Secrets to a Flawless Chunky Knit
- The Lifeline is Your Best Friend: Before starting a tricky section like the yoke increases, thread a piece of contrasting scrap yarn through all the live stitches on your needle. If you make a major mistake, you can simply pull your needles out, unravel your work back to the lifeline, and pick up the stitches without any tears.
- My Biggest Beginner Mistake: My first top-down sweater had a weird pucker at the underarms. I learned I wasn’t picking up the underarm stitches correctly. To avoid this, when you pick up stitches at the underarm, make sure to pick up an extra stitch in each “corner” to close any potential gaps. You can just knit these two extra stitches together on the next round.

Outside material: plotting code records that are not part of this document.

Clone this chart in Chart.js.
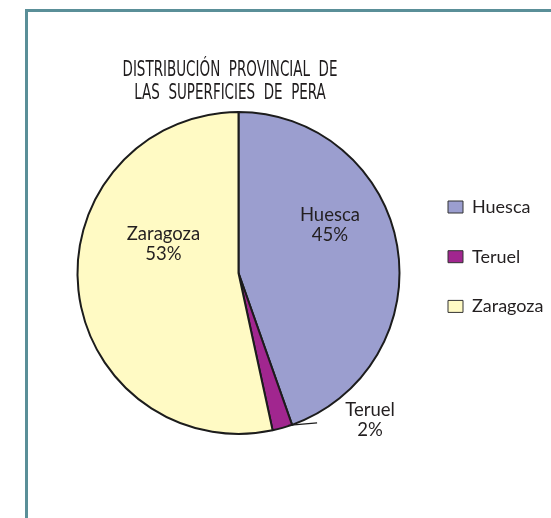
<!DOCTYPE html>
<html>
<head>
<meta charset="utf-8">
<script src="https://cdn.jsdelivr.net/npm/chart.js@4.4.1/dist/chart.umd.min.js"></script>
<style>
  html, body { margin: 0; padding: 0; background: #ffffff; }
  #wrap { width: 551px; height: 518px; }
</style>
</head>
<body>
<div id="wrap"><canvas id="c" width="551" height="518"></canvas></div>
<script>
// ---- data ----
const categories = ['Huesca', 'Teruel', 'Zaragoza'];
const values = [44.6, 2.0, 53.4];
const titleLines = ['DISTRIBUCIÓN  PROVINCIAL  DE', 'LAS  SUPERFICIES  DE  PERA'];

// ---- styles ----
const sliceColors = ['#9b9ecf', '#a1268f', '#fffac4'];
const textColor = '#231f20';
const labelFont = '18.5px Lato, "Open Sans", sans-serif';
const titleFont = '20.5px "DejaVu Sans Condensed", "DejaVu Sans", sans-serif';
const titleWidth = 215; // rendered width of the first title line

// label placement relative to pie centre, in units of the outer radius
const labelLayout = [
  { dx: 0.568, dy1: -0.323, dy2: -0.196, leader: false },
  { dx: 0.817, dy1: 0.888, dy2: 1.012, leader: true },
  { dx: -0.466, dy1: -0.205, dy2: -0.081, leader: false }
];

// legend geometry
const legendFontSize = 18;
const legendBoxW = 15, legendBoxH = 12, legendPad = 31.7;
const pieCx = 238.5;
const legendBoxX = 448;
const legendLeft = legendBoxX - legendPad;
const legendWidth = 551 - legendLeft;
const padLeft = 2 * pieCx - legendLeft;

const decor = {
  id: 'decor',
  beforeDraw(chart) {
    const ctx = chart.ctx;
    ctx.save();
    ctx.strokeStyle = '#5a8f98';
    ctx.lineWidth = 3;
    ctx.strokeRect(26.5, 10.5, 700, 700);
    // title (condensed)
    ctx.fillStyle = '#1e1b1c';
    ctx.font = titleFont;
    ctx.textAlign = 'center';
    ctx.textBaseline = 'alphabetic';
    const sx = titleWidth / ctx.measureText(titleLines[0]).width;
    const cx = 230;
    ctx.translate(cx, 0);
    ctx.scale(sx, 1);
    ctx.fillText(titleLines[0], 0, 75.5);
    ctx.fillText(titleLines[1], 0, 99);
    ctx.restore();
  },
  afterDatasetsDraw(chart) {
    const ctx = chart.ctx;
    const meta = chart.getDatasetMeta(0);
    const total = values.reduce((a, b) => a + b, 0);
    ctx.save();
    ctx.fillStyle = textColor;
    ctx.font = labelFont;
    ctx.textAlign = 'center';
    ctx.textBaseline = 'alphabetic';
    meta.data.forEach((arc, i) => {
      const p = arc.getProps(['x', 'y', 'outerRadius', 'startAngle'], true);
      const L = labelLayout[i];
      const r = p.outerRadius;
      const tx = p.x + L.dx * r;
      ctx.fillText(categories[i], tx, p.y + L.dy1 * r);
      ctx.fillText(Math.round(values[i] / total * 100) + '%', tx, p.y + L.dy2 * r);
      if (L.leader) {
        const sx = p.x + Math.cos(p.startAngle) * r;
        const sy = p.y + Math.sin(p.startAngle) * r;
        ctx.strokeStyle = '#1c1c1c';
        ctx.lineWidth = 1.2;
        ctx.beginPath();
        ctx.moveTo(sx - 4, sy + 0.5);
        ctx.lineTo(sx + 25, sy - 2);
        ctx.stroke();
      }
    });
    ctx.restore();
  }
};

new Chart(document.getElementById('c'), {
  type: 'pie',
  data: {
    labels: categories,
    datasets: [{
      data: values,
      backgroundColor: sliceColors,
      borderColor: '#1c1c1c',
      borderWidth: 2
    }]
  },
  options: {
    responsive: false,
    animation: false,
    devicePixelRatio: 1,
    events: [],
    layout: { padding: { top: 111, bottom: 83, left: padLeft, right: 0 } },
    plugins: {
      legend: {
        position: 'right',
        align: 'start',
        maxWidth: legendWidth,
        title: { display: true, text: ' ', font: { size: 16 }, padding: { top: 0, bottom: 36.1 } },
        labels: {
          boxWidth: legendBoxW,
          boxHeight: legendBoxH,
          padding: legendPad,
          color: textColor,
          font: { family: 'Lato', size: legendFontSize },
          generateLabels(chart) {
            const items = Chart.overrides.pie.plugins.legend.labels.generateLabels(chart);
            items.forEach(it => { it.lineWidth = 1; it.strokeStyle = '#333333'; });
            return items;
          }
        }
      },
      title: { display: false },
      tooltip: { enabled: false }
    }
  },
  plugins: [decor]
});
</script>
</body>
</html>
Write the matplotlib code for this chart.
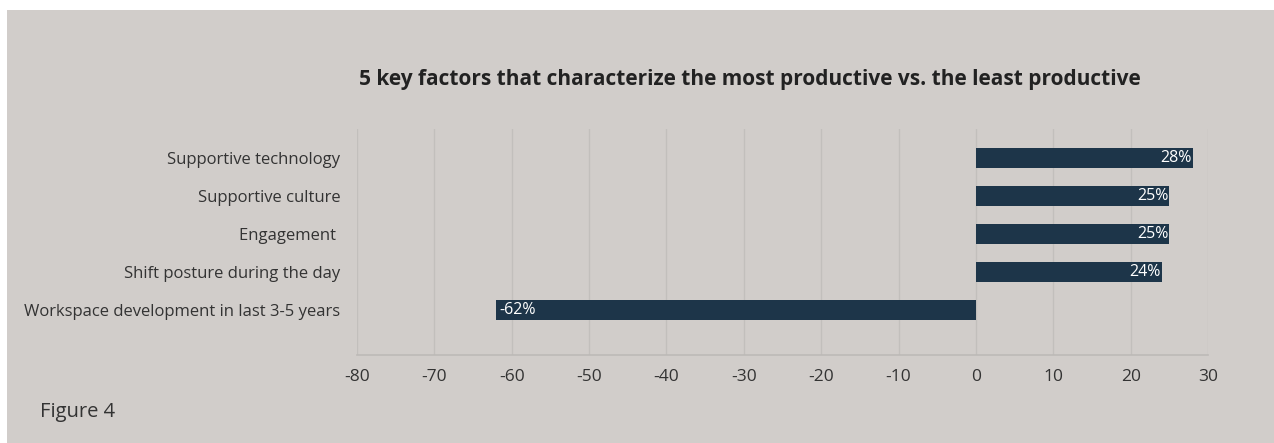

- Customize Your Fit: The best part of a top-down sweater is that you can make it fit you perfectly. Want a longer body or sleeves? Just keep knitting. Want a more fitted sleeve? Add a decrease round (K2tog, knit to end) every 5-6 rounds after the underarm.
- Weave In Ends As You Go: To avoid a mountain of finishing work at the end, try to weave in the ends from new balls of yarn as you add them. It makes the final step so much faster and more enjoyable.
Frequently Asked Questions
Is this pattern good for a first-ever sweater?
Absolutely. The top-down, seamless construction means there’s no sewing, and you can try it on as you go to ensure a great fit. The chunky yarn also means it knits up very quickly, which is incredibly motivating for a first garment project.
What if I want a turtleneck instead of a crewneck?
That’s an easy modification! Simply continue working the K1, P1 ribbing at the beginning of the pattern for as long as you like. A good length for a cozy turtleneck is around 6-8 inches before you start the yoke setup round.
My sleeves feel a little too baggy. How can I fix this?
To create a more tapered sleeve, you can add decrease rounds. After you’ve knit a few inches of the sleeve, work a round as follows: K1, K2tog, knit to 3 sts before the end of the round, SSK (slip, slip, knit), K1. Repeat this decrease round every 4-6 rounds until the sleeve fits how you like.
Can I use a different weight of yarn for this pattern?
You can, but it requires some math. You would need to knit a gauge swatch with your chosen yarn and needles, then adjust the cast-on numbers and increase rates to match the final measurements in the sizing chart. For simplicity, I highly recommend sticking with a super bulky yarn for your first go.